Technical Communication & Web Design

Whether I am writing reports, creating graphics, making maps, or designing web pages, I aim to communicate ideas as clearly as possible. While I will always be a life long student who works to improve my technical communication skills (and a human who is bound to mess up sometimes), I take the messages of visionaries such as Strunk and White and Edward Tufte seriously, and work to incorporate their ideas into the way I communicate.

When designing web pages, I am committed to applying Web Standards. What are web standards and why do they matter? The simplest explanation is that web standards is a set of best practices when designing web pages, including the use of 1) semantically-coded (X)HTML to describe the data on a webpage 2) Cascading Style Sheets (CSS) to visually present the data, 3) and Javascript to affect behavior of the data. What does this mean to the layperson who doesn't develop web pages?
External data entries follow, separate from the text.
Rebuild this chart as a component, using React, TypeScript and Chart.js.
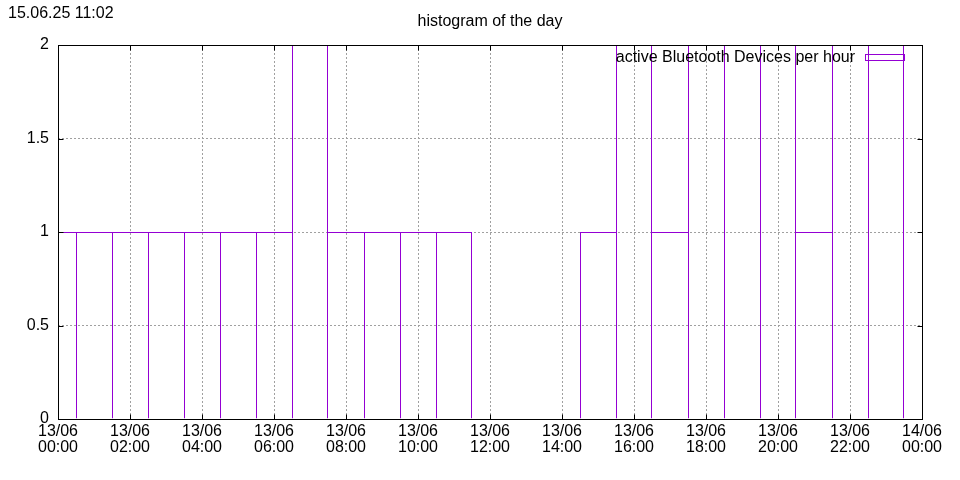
import React, { useEffect, useRef } from 'react';
import { Chart, registerables } from 'chart.js';

Chart.register(...registerables);

// ---- data ----
const HOURS: number[] = [0, 1, 2, 3, 4, 5, 6, 7, 8, 9, 10, 11, 12, 13, 14, 15, 16, 17, 18, 19, 20, 21, 22, 23];
const DEVICES: (number | null)[] = [1, 1, 1, 1, 1, 1, 1, 2, 1, 1, 1, 1, null, null, null, 1, 2, 1, 2, 2, 2, 1, 2, 2];
const X_TICK_DATES: string[] = ['13/06', '13/06', '13/06', '13/06', '13/06', '13/06', '13/06', '13/06', '13/06', '13/06', '13/06', '13/06', '14/06'];
const X_TICK_TIMES: string[] = ['00:00', '02:00', '04:00', '06:00', '08:00', '10:00', '12:00', '14:00', '16:00', '18:00', '20:00', '22:00', '00:00'];
const Y_TICK_LABELS: string[] = ['0', '0.5', '1', '1.5', '2'];
const TITLE = 'histogram of the day';
const TIMESTAMP = '15.06.25 11:02';
const SERIES_LABEL = 'active Bluetooth Devices per hour';

const FONT = '"Liberation Sans", Arial, sans-serif';
const PURPLE = '#9400D3';

const sideWidths = (ctx: any) => {
  const i = ctx.dataIndex;
  if (i === undefined) return 1;
  const v = DEVICES[i];
  if (v == null) return 0;
  const prev = i > 0 ? DEVICES[i - 1] : null;
  const next = i < DEVICES.length - 1 ? DEVICES[i + 1] : null;
  return {
    top: 1,
    bottom: 0,
    left: prev == null || prev <= v ? 1 : 0,
    right: next == null || next < v ? 1 : 0,
  };
};

const decorPlugin = {
  id: 'gnuplotDecor',
  afterDatasetsDraw(chart: any) {
    const { ctx, chartArea, scales } = chart;
    const { left, top, right, bottom } = chartArea;
    const x = scales.x;
    const y = scales.y;
    ctx.save();
    ctx.strokeStyle = '#000';
    ctx.lineWidth = 1;
    ctx.setLineDash([]);
    ctx.strokeRect(left + 0.5, top + 0.5, right - left, bottom - top);
    const tl = 5;
    ctx.beginPath();
    x.ticks.forEach((t: any) => {
      const px = Math.round(x.getPixelForValue(t.value)) + 0.5;
      ctx.moveTo(px, bottom + 0.5);
      ctx.lineTo(px, bottom + 0.5 - tl);
      ctx.moveTo(px, top + 0.5);
      ctx.lineTo(px, top + 0.5 + tl);
    });
    y.ticks.forEach((t: any) => {
      const py = Math.round(y.getPixelForValue(t.value)) + 0.5;
      ctx.moveTo(left + 0.5, py);
      ctx.lineTo(left + 0.5 + tl, py);
      ctx.moveTo(right + 0.5, py);
      ctx.lineTo(right + 0.5 - tl, py);
    });
    ctx.stroke();

    // key
    ctx.fillStyle = '#000';
    ctx.font = `16px ${FONT}`;
    ctx.textBaseline = 'alphabetic';
    ctx.textAlign = 'right';
    ctx.fillText(SERIES_LABEL, 855, 62);
    ctx.strokeStyle = PURPLE;
    ctx.strokeRect(865.5, 54.5, 39, 6);

    // title + timestamp
    ctx.textAlign = 'center';
    ctx.fillText(TITLE, (left + right) / 2, 26);
    ctx.textAlign = 'left';
    ctx.fillText(TIMESTAMP, 8, 18);
    ctx.restore();
  },
};

export default function App() {
  const canvasRef = useRef<HTMLCanvasElement | null>(null);

  useEffect(() => {
    document.body.style.margin = '0';
    const canvas = canvasRef.current;
    if (!canvas) return;
    Chart.defaults.font.family = FONT;
    Chart.defaults.font.size = 16;
    Chart.defaults.color = '#000';

    const chart = new Chart(canvas, {
      type: 'bar',
      data: {
        datasets: [
          {
            label: SERIES_LABEL,
            data: HOURS.map((h, i) => ({ x: h, y: DEVICES[i] })) as any,
            backgroundColor: 'rgba(0,0,0,0)',
            borderColor: PURPLE,
            borderWidth: sideWidths as any,
            borderSkipped: false,
            inflateAmount: 0,
            barPercentage: 1,
            categoryPercentage: 1,
            clip: 0,
          } as any,
        ],
      },
      options: {
        responsive: false,
        animation: false,
        events: [],
        devicePixelRatio: 1,
        layout: { padding: { top: 45, right: 38, left: 0, bottom: 0 } },
        plugins: {
          legend: { display: false },
          title: { display: false },
          tooltip: { enabled: false },
        },
        scales: {
          x: {
            type: 'linear',
            min: 0,
            max: 24,
            offset: false,
            afterFit: (s: any) => {
              s.height = 61;
            },
            grid: {
              color: '#a0a0a0',
              lineWidth: 1,
              drawTicks: false,
              offset: false,
            },
            border: { display: false, dash: [2, 2] },
            ticks: {
              stepSize: 2,
              autoSkip: false,
              maxRotation: 0,
              padding: 5,
              font: { size: 16, family: FONT, lineHeight: 1.0 },
              color: '#000',
              callback: (_v: any, i: number) => [X_TICK_DATES[i], X_TICK_TIMES[i]],
            },
          },
          y: {
            type: 'linear',
            min: 0,
            max: 2,
            afterFit: (s: any) => {
              s.width = 58;
            },
            grid: {
              color: '#a0a0a0',
              lineWidth: 1,
              drawTicks: false,
            },
            border: { display: false, dash: [2, 2] },
            ticks: {
              stepSize: 0.5,
              padding: 9,
              font: { size: 16, family: FONT },
              color: '#000',
              callback: (_v: any, i: number) => Y_TICK_LABELS[i],
            },
          },
        },
      } as any,
      plugins: [decorPlugin],
    });

    return () => {
      chart.destroy();
    };
  }, []);

  return (
    <div style={{ position: 'absolute', left: 0, top: 0, width: 960, height: 480, background: '#fff' }}>
      <canvas ref={canvasRef} width={960} height={480} style={{ display: 'block' }} />
    </div>
  );
}
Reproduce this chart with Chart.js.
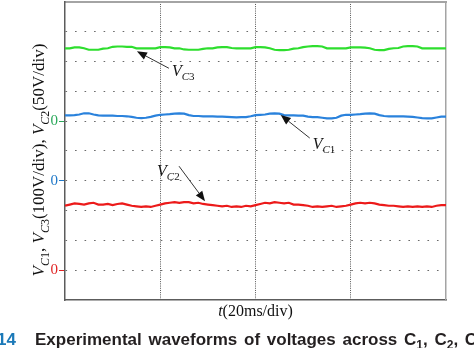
<!DOCTYPE html>
<html>
<head>
<meta charset="utf-8">
<script src="https://cdn.jsdelivr.net/npm/chart.js@4.4.1/dist/chart.umd.min.js"></script>
<style>
  html, body { margin: 0; padding: 0; background: #fff; }
  #wrap { position: relative; width: 474px; height: 348px; overflow: hidden; background: #fff; }
  #scope { position: absolute; left: 0; top: 0; }
  #caption { position: absolute; left: 0; top: 330px; width: 474px; height: 30px; white-space: nowrap;
             font: bold 17px "Liberation Sans", Arial, sans-serif; color: #231f20; }
  #caption .num { position: absolute; left: -3px; top: 0; color: #1b79b8; }
  #caption .txt { position: absolute; left: 35px; top: 0; word-spacing: 2px; }
  #caption sub { font-size: 12px; }
</style>
</head>
<body>
<div id="wrap">
  <canvas id="scope" width="474" height="348"></canvas>
  <div id="caption"><span class="num">14</span><span class="txt">Experimental waveforms of voltages across C<sub>1</sub>, C<sub>2</sub>, C<sub>3</sub></span></div>
</div>
<script>
// Sample times (ms), 1 ms apart over four 20 ms divisions
const timeMs = [
  0, 1, 2, 3, 4, 5, 6, 7, 8, 9, 10, 11, 12, 13, 14, 15, 16, 17, 18, 19,
  20, 21, 22, 23, 24, 25, 26, 27, 28, 29, 30, 31, 32, 33, 34, 35, 36, 37, 38, 39,
  40, 41, 42, 43, 44, 45, 46, 47, 48, 49, 50, 51, 52, 53, 54, 55, 56, 57, 58, 59,
  60, 61, 62, 63, 64, 65, 66, 67, 68, 69, 70, 71, 72, 73, 74, 75, 76, 77, 78, 79, 80
];

// Capacitor voltage V_C3 (V)
const vC3 = [
  244, 244, 247, 247, 244, 239, 239, 239, 243, 244, 249, 250, 250, 249, 249, 244, 244, 244, 244, 244,
  248, 248, 247, 244, 244, 240, 239, 239, 239, 242, 244, 244, 247, 248, 248, 245, 244, 244, 244, 244,
  248, 248, 247, 244, 239, 238, 238, 239, 243, 244, 248, 250, 251, 251, 250, 244, 244, 244, 244, 244,
  247, 247, 247, 246, 244, 239, 238, 238, 242, 244, 245, 250, 251, 251, 250, 244, 244, 244, 244, 244, 244
];

// Capacitor voltage V_C1 (V)
const vC1 = [
  219, 219, 220, 222, 226, 226, 222, 219, 218, 218, 218, 217, 217, 216, 214, 211, 210, 211, 214, 218,
  221, 222, 223, 225, 226, 225, 220, 217, 217, 216, 216, 216, 215, 215, 214, 213, 212, 213, 213, 216,
  220, 221, 222, 225, 226, 225, 220, 219, 219, 218, 218, 215, 213, 213, 211, 209, 209, 211, 218, 221,
  221, 222, 223, 225, 226, 225, 220, 217, 216, 216, 216, 216, 215, 214, 212, 210, 209, 209, 212, 215, 215
];

// Capacitor voltage V_C2 (V)
const vC2 = [
  108, 110, 112, 111, 110, 112, 113, 110, 110, 111, 109, 111, 112, 110, 108, 107, 106, 107, 106, 108,
  110, 112, 113, 114, 113, 114, 114, 112, 113, 111, 110, 109, 108, 107, 108, 106, 107, 106, 108, 107,
  109, 111, 113, 112, 114, 113, 112, 113, 110, 110, 109, 108, 106, 107, 106, 107, 108, 106, 107, 108,
  110, 112, 113, 112, 113, 112, 110, 109, 108, 108, 107, 106, 107, 106, 107, 106, 107, 106, 108, 109, 109
];

// Time divisions (ms) and vertical screen divisions
const timeTicks = [0, 20, 40, 60, 80];
const divisionTicks = [0, 1, 2, 3, 4, 5, 6, 7, 8, 9, 10];

// Channel settings: scale per division and the division where each trace's 0 V marker sits
const channels = [
  { id: 'C3', values: vC3, voltsPerDiv: 100, zeroDiv: 6, line: '#2ede2e', marker: '#2aa85a' },
  { id: 'C1', values: vC1, voltsPerDiv: 100, zeroDiv: 4, line: '#2a82dc', marker: '#1f78c8' },
  { id: 'C2', values: vC2, voltsPerDiv: 50,  zeroDiv: 1, line: '#ec1a1a', marker: '#e02424' }
];

const SERIF = '"Liberation Serif", "Times New Roman", serif';
const DIVS = divisionTicks[divisionTicks.length - 1];

function markerFor(div) { return channels.find(c => c.zeroDiv === div); }

const scales = {
  x: {
    type: 'linear', position: 'bottom', min: timeTicks[0], max: timeTicks[timeTicks.length - 1],
    afterBuildTicks: s => { s.ticks = timeTicks.map(v => ({ value: v })); },
    afterFit: s => { s.height = 48; },
    ticks: { display: false },
    grid: {
      drawTicks: false, lineWidth: 1,
      color: c => (c.tick && (c.tick.value === timeTicks[0] || c.tick.value === timeTicks[timeTicks.length - 1])) ? 'rgba(0,0,0,0)' : '#555'
    },
    border: { display: true, color: '#5c5c5c', width: 1.5, dash: [1, 1.2] }
  },
  xTop: {
    type: 'linear', position: 'top', min: timeTicks[0], max: timeTicks[timeTicks.length - 1],
    afterFit: s => { s.height = 1; },
    ticks: { display: false }, grid: { display: false, drawTicks: false },
    border: { display: true, color: '#a4a4a4', width: 2 }
  },
  yDiv: {
    type: 'linear', position: 'left', min: 0, max: DIVS,
    afterBuildTicks: s => { s.ticks = divisionTicks.map(v => ({ value: v })); },
    afterFit: s => { s.width = 65; },
    ticks: {
      autoSkip: false, padding: 1,
      // tiny line height keeps the marker labels from pushing the plot area inward
      font: { family: SERIF, size: 15, lineHeight: 0.1 },
      color: c => { const m = markerFor(c.tick.value); return m ? m.marker : 'rgba(0,0,0,0)'; },
      callback: v => markerFor(v) ? '0' : ''
    },
    grid: {
      drawTicks: true, tickLength: 6, lineWidth: 1,
      tickColor: c => { const m = markerFor(c.tick.value); return m ? m.marker : 'rgba(0,0,0,0)'; },
      color: c => (c.tick && (c.tick.value === 0 || c.tick.value === DIVS)) ? 'rgba(0,0,0,0)' : '#6a6a6a'
    },
    border: { display: true, color: '#5c5c5c', width: 1.5, dash: [1.6, 7.925] }
  },
  yRight: {
    type: 'linear', position: 'right', min: 0, max: DIVS,
    afterFit: s => { s.width = 28; },
    ticks: { display: false, font: { lineHeight: 0.1 } }, grid: { display: false, drawTicks: false },
    border: { display: true, color: '#a4a4a4', width: 1.5 }
  }
};

// One hidden axis per channel, ranged so that its 0 V falls on its marker division
channels.forEach(ch => {
  scales['y' + ch.id] = {
    type: 'linear', display: false,
    min: -ch.zeroDiv * ch.voltsPerDiv,
    max: (DIVS - ch.zeroDiv) * ch.voltsPerDiv
  };
});

const datasets = channels.map(ch => ({
  label: 'V' + ch.id,
  yAxisID: 'y' + ch.id,
  data: timeMs.map((t, i) => ({ x: t, y: ch.values[i] })),
  borderColor: ch.line,
  borderWidth: 2.2,
  pointRadius: 0,
  tension: 0,
  fill: false
}));

// Text built from runs with different fonts / baseline shifts
function runsWidth(ctx, runs) {
  let w = 0;
  runs.forEach(r => { ctx.font = r.font; w += ctx.measureText(r.t).width; });
  return w;
}
function drawRuns(ctx, runs, x, y) {
  let cx = x;
  runs.forEach(r => {
    ctx.font = r.font;
    ctx.fillText(r.t, cx, y + (r.dy || 0));
    cx += ctx.measureText(r.t).width;
  });
}
function vSub(n, size) {
  const f = size || 16;
  return [
    { t: 'V', font: 'italic ' + f + 'px ' + SERIF },
    { t: 'C', font: 'italic ' + Math.round(f * 0.7) + 'px ' + SERIF, dy: Math.round(f * 0.28) },
    { t: String(n), font: Math.round(f * 0.7) + 'px ' + SERIF, dy: Math.round(f * 0.28) }
  ];
}

// Trace callouts: arrow tip sits on the trace at time t; tail and label are offsets from the tip
const callouts = [
  { ch: 'C3', n: 3, t: 15.1, tipDy: 3,  tail: [32, 17],  text: [35, 25] },
  { ch: 'C1', n: 1, t: 45.3, tipDy: 1,  tail: [29, 23],  text: [32, 34] },
  { ch: 'C2', n: 2, t: 29.4, tipDy: -3, tail: [-26, -35], text: [-48, -25] }
];

function valueAt(values, t) {
  const i = Math.floor(t), f = t - i;
  const a = values[i], b = values[Math.min(i + 1, values.length - 1)];
  return a + (b - a) * f;
}

const scopeText = {
  id: 'scopeText',
  afterDraw(chart) {
    const ctx = chart.ctx;
    const xs = chart.scales.x;
    const area = chart.chartArea;
    ctx.save();
    ctx.fillStyle = '#111';
    ctx.textBaseline = 'alphabetic';

    // vertical axis title
    const t = 17;
    const reg = t + 'px ' + SERIF;
    const yTitle = [].concat(
      vSub(1, t), [{ t: ', ', font: reg }],
      vSub(3, t), [{ t: '(100V/div), ', font: reg }],
      vSub(2, t), [{ t: '(50V/div)', font: reg }]
    );
    ctx.save();
    ctx.translate(44, 160);
    ctx.rotate(-Math.PI / 2);
    drawRuns(ctx, yTitle, -runsWidth(ctx, yTitle) / 2, 0);
    ctx.restore();

    // horizontal axis title
    const xTitle = [{ t: 't', font: 'italic 16px ' + SERIF }, { t: '(20ms/div)', font: '16px ' + SERIF }];
    drawRuns(ctx, xTitle, (area.left + area.right) / 2 - runsWidth(ctx, xTitle) / 2, area.bottom + 16);

    // callouts with arrows
    callouts.forEach(c => {
      const ch = channels.find(k => k.id === c.ch);
      const ys = chart.scales['y' + c.ch];
      const tx = xs.getPixelForValue(c.t);
      const ty = ys.getPixelForValue(valueAt(ch.values, c.t)) + c.tipDy;
      const sx = tx + c.tail[0], sy = ty + c.tail[1];
      const ang = Math.atan2(ty - sy, tx - sx);
      const L = 10, W = 4;
      const bx = tx - L * Math.cos(ang), by = ty - L * Math.sin(ang);
      ctx.strokeStyle = '#333';
      ctx.lineWidth = 1;
      ctx.beginPath();
      ctx.moveTo(sx, sy);
      ctx.lineTo(bx, by);
      ctx.stroke();
      ctx.fillStyle = '#111';
      ctx.beginPath();
      ctx.moveTo(tx, ty);
      ctx.lineTo(bx + W * Math.sin(ang), by - W * Math.cos(ang));
      ctx.lineTo(bx - W * Math.sin(ang), by + W * Math.cos(ang));
      ctx.closePath();
      ctx.fill();
      ctx.fillStyle = '#161616';
      drawRuns(ctx, vSub(c.n, 16), tx + c.text[0], ty + c.text[1]);
    });
    ctx.restore();
  }
};

new Chart(document.getElementById('scope'), {
  type: 'line',
  data: { datasets },
  options: {
    responsive: false,
    animation: false,
    devicePixelRatio: 1,
    layout: { padding: 0 },
    plugins: { legend: { display: false }, tooltip: { enabled: false }, title: { display: false } },
    scales
  },
  plugins: [scopeText]
});
</script>
</body>
</html>
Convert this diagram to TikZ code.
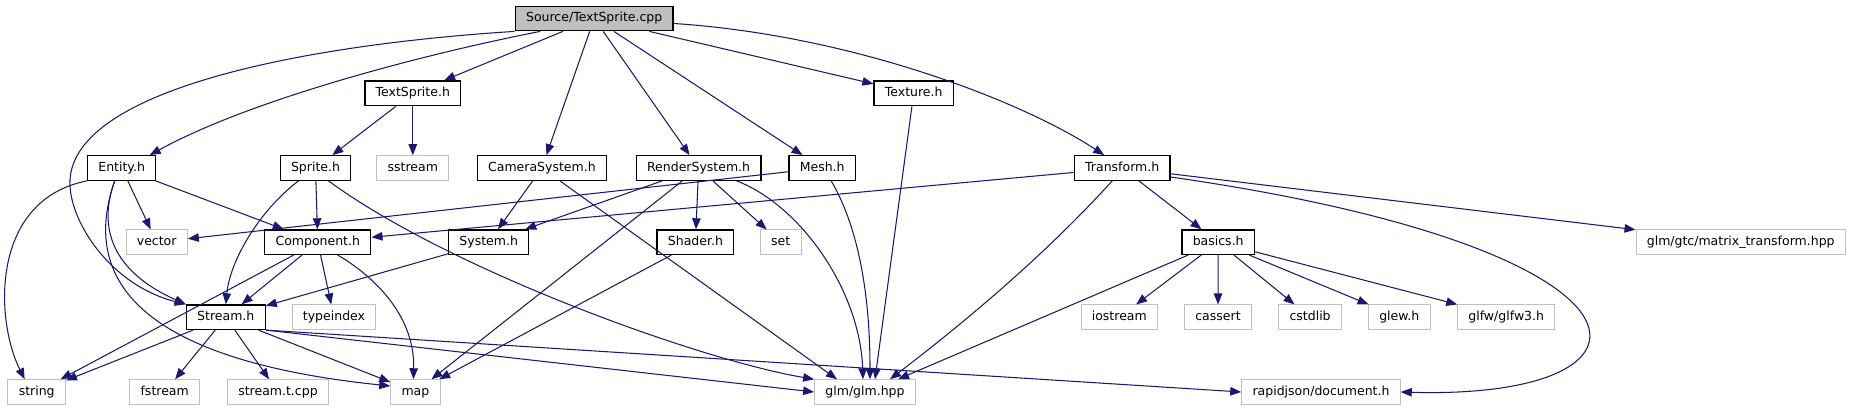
\documentclass[tikz,border=0pt]{standalone}
\usepackage{fontspec}
\setmainfont{DejaVu Sans}
\usepackage{tikz}
\usetikzlibrary{arrows.meta}

\definecolor{edgeblue}{HTML}{191970}
\definecolor{sysgray}{HTML}{BFBFBF}

\begin{document}
\begin{tikzpicture}[
  x=1pt, y=-1pt,
  font=\fontsize{12.5}{15}\selectfont,
  box/.style={draw, minimum height=24.5pt, inner xsep=10.8pt, inner ysep=0pt,
    text height=9.3pt, text depth=2.9pt, fill=white},
  hdr/.style={box, draw=black, line width=1.3pt},
  sys/.style={box, draw=sysgray, line width=1pt},
  srcfile/.style={hdr, fill=sysgray},
  arrow/.style={-{Triangle[length=11pt, width=8.5pt]}, edgeblue, line width=1.05pt},
]
  \useasboundingbox (0,0) rectangle (1855,411);

  % Source file
  \node[srcfile] (src) at (594.2,18.5) {Source/TextSprite.cpp};

  % Level 1
  \node[hdr] (txs) at (412.8,93.3) {TextSprite.h};
  \node[hdr] (tex) at (913.7,93.3) {Texture.h};

  % Level 2
  \node[hdr] (ent)  at (121.7,168)  {Entity.h};
  \node[hdr] (spr)  at (315.5,168)  {Sprite.h};
  \node[sys] (sst)  at (412.8,168)  {sstream};
  \node[hdr] (cam)  at (541.9,168)  {CameraSystem.h};
  \node[hdr] (rsy)  at (698.6,168)  {RenderSystem.h};
  \node[hdr] (msh)  at (822.2,168)  {Mesh.h};
  \node[hdr] (trf)  at (1122.2,168) {Transform.h};

  % Level 3
  \node[sys] (vec)  at (156.7,242.2)  {vector};
  \node[hdr] (cmp)  at (317.8,242.2)  {Component.h};
  \node[hdr] (syh)  at (488.7,242.2)  {System.h};
  \node[hdr] (shd)  at (695.4,242.2)  {Shader.h};
  \node[sys] (sset) at (780.7,242.2)  {set};
  \node[hdr] (bas)  at (1218.2,242.2) {basics.h};
  \node[sys] (mtx)  at (1740.7,242.2) {glm/gtc/matrix\_transform.hpp};

  % Level 4
  \node[hdr] (stm) at (225.8,317.2)  {Stream.h};
  \node[sys] (tix) at (334,317.2)    {typeindex};
  \node[sys] (ios) at (1119.3,317.2) {iostream};
  \node[sys] (cas) at (1218,317.2)   {cassert};
  \node[sys] (csl) at (1310.1,317.2) {cstdlib};
  \node[sys] (glw) at (1399.3,317.2) {glew.h};
  \node[sys] (gfw) at (1506.2,317.2) {glfw/glfw3.h};

  % Level 5
  \node[sys] (str) at (36.7,392)  {string};
  \node[sys] (fst) at (164.7,392) {fstream};
  \node[sys] (stc) at (278,392)   {stream.t.cpp};
  \node[sys] (map) at (415.4,392) {map};
  \node[sys] (glm) at (865,392)   {glm/glm.hpp};
  \node[sys] (rjs) at (1321,392)  {rapidjson/document.h};

  % Straight includes
  \foreach \a/\b in {src/txs, src/cam, src/rsy, src/msh, src/tex,
                     txs/spr, txs/sst, ent/vec, ent/cmp, spr/cmp,
                     cam/syh, rsy/syh, rsy/shd, rsy/sset, rsy/map,
                     msh/vec, trf/cmp, trf/bas, trf/mtx,
                     cmp/str, cmp/stm, cmp/tix, syh/stm, shd/map,
                     bas/ios, bas/cas, bas/csl, bas/glw, bas/gfw,
                     stm/str, stm/fst, stm/stc, stm/map}
    \draw[arrow] (\a) -- (\b);

  % Into glm/glm.hpp and rapidjson
  \draw[arrow] (cam) -- ([xshift=-28pt]glm.north);
  \draw[arrow] (tex) -- ([xshift=10pt]glm.north);
  \draw[arrow] (bas) -- ([xshift=33pt]glm.north);
  \draw[arrow] (stm.south east) -- (glm.west);
  \draw[arrow] (stm.south east) -- (rjs.west);

  % Curved includes
  \draw[arrow] (src.south west) .. controls (300,45) and (75,90) .. (70,180)
    .. controls (68,220) and (110,285) .. (stm.north west);
  \draw[arrow] ([xshift=-54pt]src.south) .. controls (420,55) and (250,100)
    .. ([xshift=28pt]ent.north);
  \draw[arrow] ([yshift=-5pt]src.east) .. controls (850,35) and (1020,100)
    .. ([xshift=-18pt]trf.north);
  \draw[arrow] (ent.south west) .. controls (-10,200) and (-5,320)
    .. ([xshift=-12pt]str.north);
  \draw[arrow] ([xshift=-7pt]ent.south) .. controls (95,235) and (120,275)
    .. (stm.north west);
  \draw[arrow] ([xshift=-7pt]ent.south) .. controls (80,280) and (140,360)
    .. ([yshift=6pt]map.west);
  \draw[arrow] ([xshift=-17pt]spr.south) .. controls (260,210) and (230,260)
    .. (stm.north);
  \draw[arrow] ([xshift=13pt]spr.south) .. controls (450,270) and (700,360)
    .. (glm.north west);
  \draw[arrow] ([xshift=20pt]cmp.south) .. controls (380,280) and (415,320)
    .. ([xshift=-2pt]map.north);
  \draw[arrow] ([xshift=38pt]rsy.south) .. controls (800,205) and (860,290)
    .. ([xshift=-2pt]glm.north);
  \draw[arrow] ([xshift=9pt]msh.south) .. controls (860,230) and (870,300)
    .. ([xshift=5pt]glm.north);
  \draw[arrow] ([xshift=-10pt]trf.south) .. controls (1045,255) and (965,322)
    .. ([xshift=25pt]glm.north);
  \draw[arrow] ([yshift=-9pt]trf.east) .. controls (1680,250) and (1680,400)
    .. (rjs.east);
\end{tikzpicture}
\end{document}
While others have covered the benefits of web-standards elsewhere, the main benefits of a standards-based approach are:

  1. cleanly-written code that is easier to maintain and modify
  2. more accessible web pages for those with disabilities, which is a good thing all around, and also required for federal webpages by Section 508 of the Rehabilitation Act of 1973
  3. smaller file sizes, resulting in less bandwidth costs for the host and faster loading times for the user
  4. better search engine rankings
  5. future-proof, ensuring future web browsers will be able to process the webpage, and future web designers will be able to reuse previously-created web content more easily

I code all web pages by hand, and find this is actually faster, easier, and more powerful than relying on programs to do the work for me.